■ Task brief
Pull out every line below containing the word "Output".

START Data shown

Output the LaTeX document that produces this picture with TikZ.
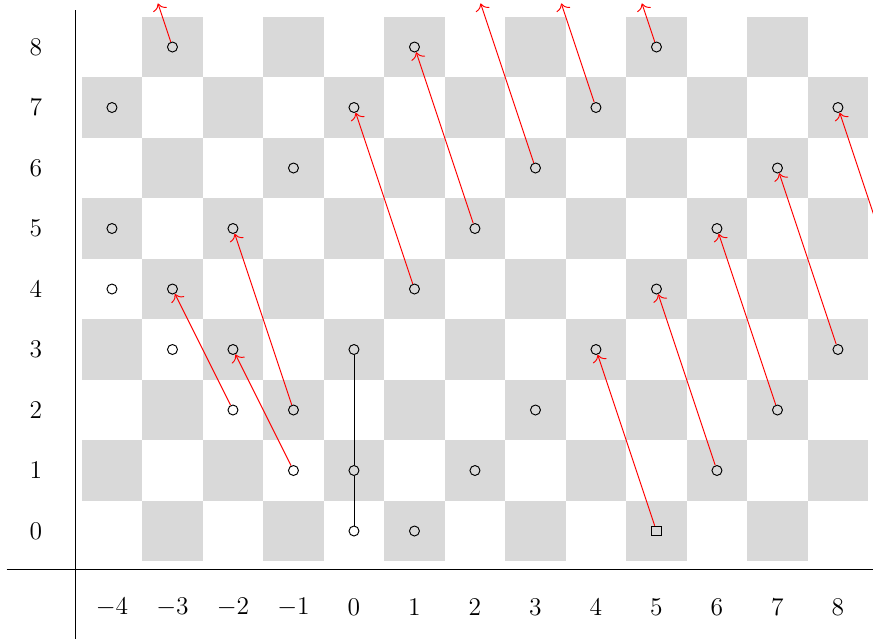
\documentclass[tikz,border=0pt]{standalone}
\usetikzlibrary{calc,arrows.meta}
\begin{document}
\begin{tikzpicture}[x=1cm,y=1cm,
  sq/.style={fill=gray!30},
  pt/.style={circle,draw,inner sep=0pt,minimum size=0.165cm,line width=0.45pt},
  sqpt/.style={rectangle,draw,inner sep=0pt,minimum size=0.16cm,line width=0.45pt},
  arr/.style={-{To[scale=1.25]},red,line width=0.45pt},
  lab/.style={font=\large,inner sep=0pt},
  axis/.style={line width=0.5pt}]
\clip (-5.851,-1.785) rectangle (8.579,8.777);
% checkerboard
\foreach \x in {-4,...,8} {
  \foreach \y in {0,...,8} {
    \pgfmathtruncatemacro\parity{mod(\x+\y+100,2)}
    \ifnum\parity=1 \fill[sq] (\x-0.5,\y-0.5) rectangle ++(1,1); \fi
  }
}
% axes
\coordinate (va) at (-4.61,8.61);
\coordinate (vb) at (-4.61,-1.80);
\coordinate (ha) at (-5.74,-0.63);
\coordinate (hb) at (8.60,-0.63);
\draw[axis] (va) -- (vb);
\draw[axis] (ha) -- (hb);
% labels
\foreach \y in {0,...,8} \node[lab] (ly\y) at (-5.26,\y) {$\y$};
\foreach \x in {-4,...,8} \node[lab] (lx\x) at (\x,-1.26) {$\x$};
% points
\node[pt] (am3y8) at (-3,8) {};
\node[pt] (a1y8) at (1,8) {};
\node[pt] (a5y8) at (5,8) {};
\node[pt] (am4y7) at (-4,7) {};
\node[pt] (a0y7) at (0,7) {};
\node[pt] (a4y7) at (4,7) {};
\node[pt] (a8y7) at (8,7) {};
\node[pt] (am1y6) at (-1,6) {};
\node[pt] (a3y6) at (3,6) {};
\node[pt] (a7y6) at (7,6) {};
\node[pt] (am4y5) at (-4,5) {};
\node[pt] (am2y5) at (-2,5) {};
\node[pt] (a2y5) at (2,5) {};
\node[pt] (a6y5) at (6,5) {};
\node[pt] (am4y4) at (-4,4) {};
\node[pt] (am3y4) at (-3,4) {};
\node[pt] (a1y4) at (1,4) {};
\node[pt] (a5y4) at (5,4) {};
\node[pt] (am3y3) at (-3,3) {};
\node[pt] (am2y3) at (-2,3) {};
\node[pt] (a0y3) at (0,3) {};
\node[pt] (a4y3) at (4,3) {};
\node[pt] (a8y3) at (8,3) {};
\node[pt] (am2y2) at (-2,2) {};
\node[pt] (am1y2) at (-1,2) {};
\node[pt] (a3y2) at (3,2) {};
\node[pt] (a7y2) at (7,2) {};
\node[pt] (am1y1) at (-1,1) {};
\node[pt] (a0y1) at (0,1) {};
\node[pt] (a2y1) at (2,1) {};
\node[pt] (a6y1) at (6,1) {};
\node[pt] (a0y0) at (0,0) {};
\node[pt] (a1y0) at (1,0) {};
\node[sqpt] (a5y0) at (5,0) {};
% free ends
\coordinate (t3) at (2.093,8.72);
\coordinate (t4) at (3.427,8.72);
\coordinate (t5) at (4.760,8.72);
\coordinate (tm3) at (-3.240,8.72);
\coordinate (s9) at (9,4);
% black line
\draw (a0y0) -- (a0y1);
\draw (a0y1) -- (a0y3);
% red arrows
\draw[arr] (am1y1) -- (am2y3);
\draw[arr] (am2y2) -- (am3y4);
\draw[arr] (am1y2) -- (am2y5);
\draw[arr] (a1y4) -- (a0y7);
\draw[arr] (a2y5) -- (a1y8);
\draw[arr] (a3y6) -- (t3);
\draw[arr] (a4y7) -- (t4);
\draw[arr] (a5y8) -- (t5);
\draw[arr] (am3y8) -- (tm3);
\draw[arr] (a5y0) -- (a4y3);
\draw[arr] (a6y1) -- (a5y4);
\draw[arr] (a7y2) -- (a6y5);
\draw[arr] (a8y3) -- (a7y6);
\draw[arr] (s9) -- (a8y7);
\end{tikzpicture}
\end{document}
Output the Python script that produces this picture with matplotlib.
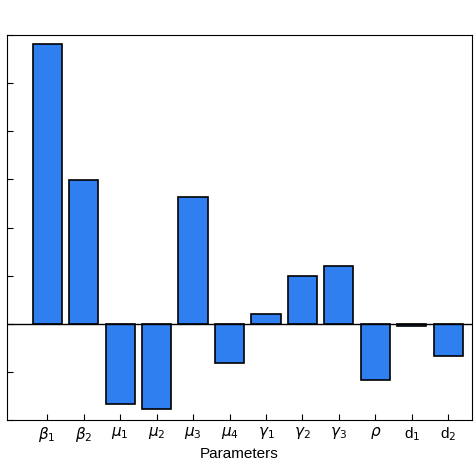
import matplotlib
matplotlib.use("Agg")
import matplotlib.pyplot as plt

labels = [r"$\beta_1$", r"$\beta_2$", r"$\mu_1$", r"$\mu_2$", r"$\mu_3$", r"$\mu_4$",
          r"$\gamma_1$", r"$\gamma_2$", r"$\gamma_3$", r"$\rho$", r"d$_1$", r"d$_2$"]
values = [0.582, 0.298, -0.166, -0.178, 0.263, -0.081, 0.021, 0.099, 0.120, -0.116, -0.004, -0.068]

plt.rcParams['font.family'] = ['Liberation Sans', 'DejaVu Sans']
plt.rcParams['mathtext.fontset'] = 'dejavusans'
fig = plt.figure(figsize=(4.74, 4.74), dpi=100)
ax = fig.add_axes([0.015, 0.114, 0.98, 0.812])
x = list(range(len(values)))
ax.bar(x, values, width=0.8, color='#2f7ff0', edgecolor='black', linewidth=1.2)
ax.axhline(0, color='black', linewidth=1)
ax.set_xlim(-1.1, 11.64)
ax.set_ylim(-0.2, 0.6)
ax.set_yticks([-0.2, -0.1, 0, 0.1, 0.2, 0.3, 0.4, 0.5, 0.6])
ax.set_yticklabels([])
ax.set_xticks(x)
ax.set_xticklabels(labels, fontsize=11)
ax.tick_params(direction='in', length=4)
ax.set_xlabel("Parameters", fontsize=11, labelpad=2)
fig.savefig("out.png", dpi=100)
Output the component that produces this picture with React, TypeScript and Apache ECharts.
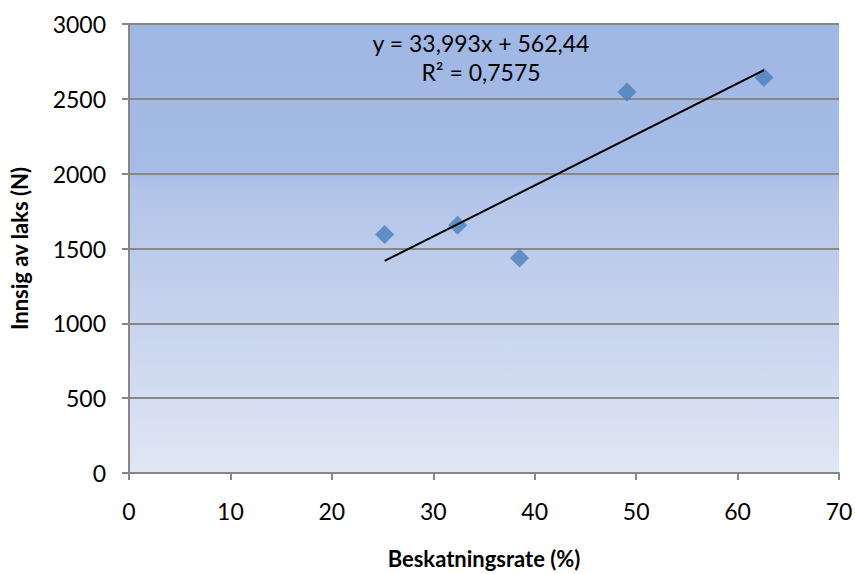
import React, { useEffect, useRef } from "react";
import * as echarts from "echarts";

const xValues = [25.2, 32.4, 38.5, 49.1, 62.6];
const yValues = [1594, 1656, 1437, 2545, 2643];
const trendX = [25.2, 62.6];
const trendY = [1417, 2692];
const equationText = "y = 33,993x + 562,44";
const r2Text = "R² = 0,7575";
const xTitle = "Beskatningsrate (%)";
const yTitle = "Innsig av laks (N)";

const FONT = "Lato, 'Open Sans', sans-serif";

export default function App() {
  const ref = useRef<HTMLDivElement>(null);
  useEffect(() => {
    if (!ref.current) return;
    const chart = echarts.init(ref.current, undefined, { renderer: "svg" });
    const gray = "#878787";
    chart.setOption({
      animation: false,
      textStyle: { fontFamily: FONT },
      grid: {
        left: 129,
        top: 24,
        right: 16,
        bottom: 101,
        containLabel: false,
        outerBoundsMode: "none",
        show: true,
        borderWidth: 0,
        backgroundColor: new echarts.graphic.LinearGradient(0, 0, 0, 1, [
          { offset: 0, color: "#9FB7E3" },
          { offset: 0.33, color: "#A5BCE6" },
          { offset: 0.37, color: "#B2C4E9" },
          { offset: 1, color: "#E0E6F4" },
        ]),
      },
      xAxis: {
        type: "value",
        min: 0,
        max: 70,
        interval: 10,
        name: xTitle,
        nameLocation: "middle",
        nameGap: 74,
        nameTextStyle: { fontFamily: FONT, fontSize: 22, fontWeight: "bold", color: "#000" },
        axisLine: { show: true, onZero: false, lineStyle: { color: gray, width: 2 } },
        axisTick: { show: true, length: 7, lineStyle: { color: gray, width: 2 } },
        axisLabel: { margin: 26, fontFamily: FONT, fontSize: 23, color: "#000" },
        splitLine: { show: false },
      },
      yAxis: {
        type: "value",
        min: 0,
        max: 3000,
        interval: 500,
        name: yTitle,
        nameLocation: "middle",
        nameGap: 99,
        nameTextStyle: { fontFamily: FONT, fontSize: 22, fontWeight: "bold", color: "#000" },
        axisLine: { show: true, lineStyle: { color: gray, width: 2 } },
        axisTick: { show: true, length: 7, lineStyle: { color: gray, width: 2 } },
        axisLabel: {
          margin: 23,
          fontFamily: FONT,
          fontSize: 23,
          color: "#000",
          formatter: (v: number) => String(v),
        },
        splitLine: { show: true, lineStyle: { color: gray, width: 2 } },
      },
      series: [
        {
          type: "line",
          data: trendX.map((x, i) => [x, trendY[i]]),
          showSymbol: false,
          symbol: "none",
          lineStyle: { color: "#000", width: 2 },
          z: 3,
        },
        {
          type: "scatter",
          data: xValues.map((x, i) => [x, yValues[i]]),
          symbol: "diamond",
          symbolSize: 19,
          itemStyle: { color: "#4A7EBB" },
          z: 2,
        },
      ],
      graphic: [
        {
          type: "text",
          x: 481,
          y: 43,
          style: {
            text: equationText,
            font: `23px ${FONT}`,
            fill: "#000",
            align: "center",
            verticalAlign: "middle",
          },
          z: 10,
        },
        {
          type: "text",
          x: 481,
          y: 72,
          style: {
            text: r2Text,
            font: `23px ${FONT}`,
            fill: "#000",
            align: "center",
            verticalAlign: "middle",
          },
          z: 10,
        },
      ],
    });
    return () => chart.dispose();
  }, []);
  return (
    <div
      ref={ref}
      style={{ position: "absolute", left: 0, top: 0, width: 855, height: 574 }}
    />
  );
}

END Data shown

■ Task answer
Output the LaTeX document that produces this picture with TikZ.
Output the Python script that produces this picture with matplotlib.
Output the component that produces this picture with React, TypeScript and Apache ECharts.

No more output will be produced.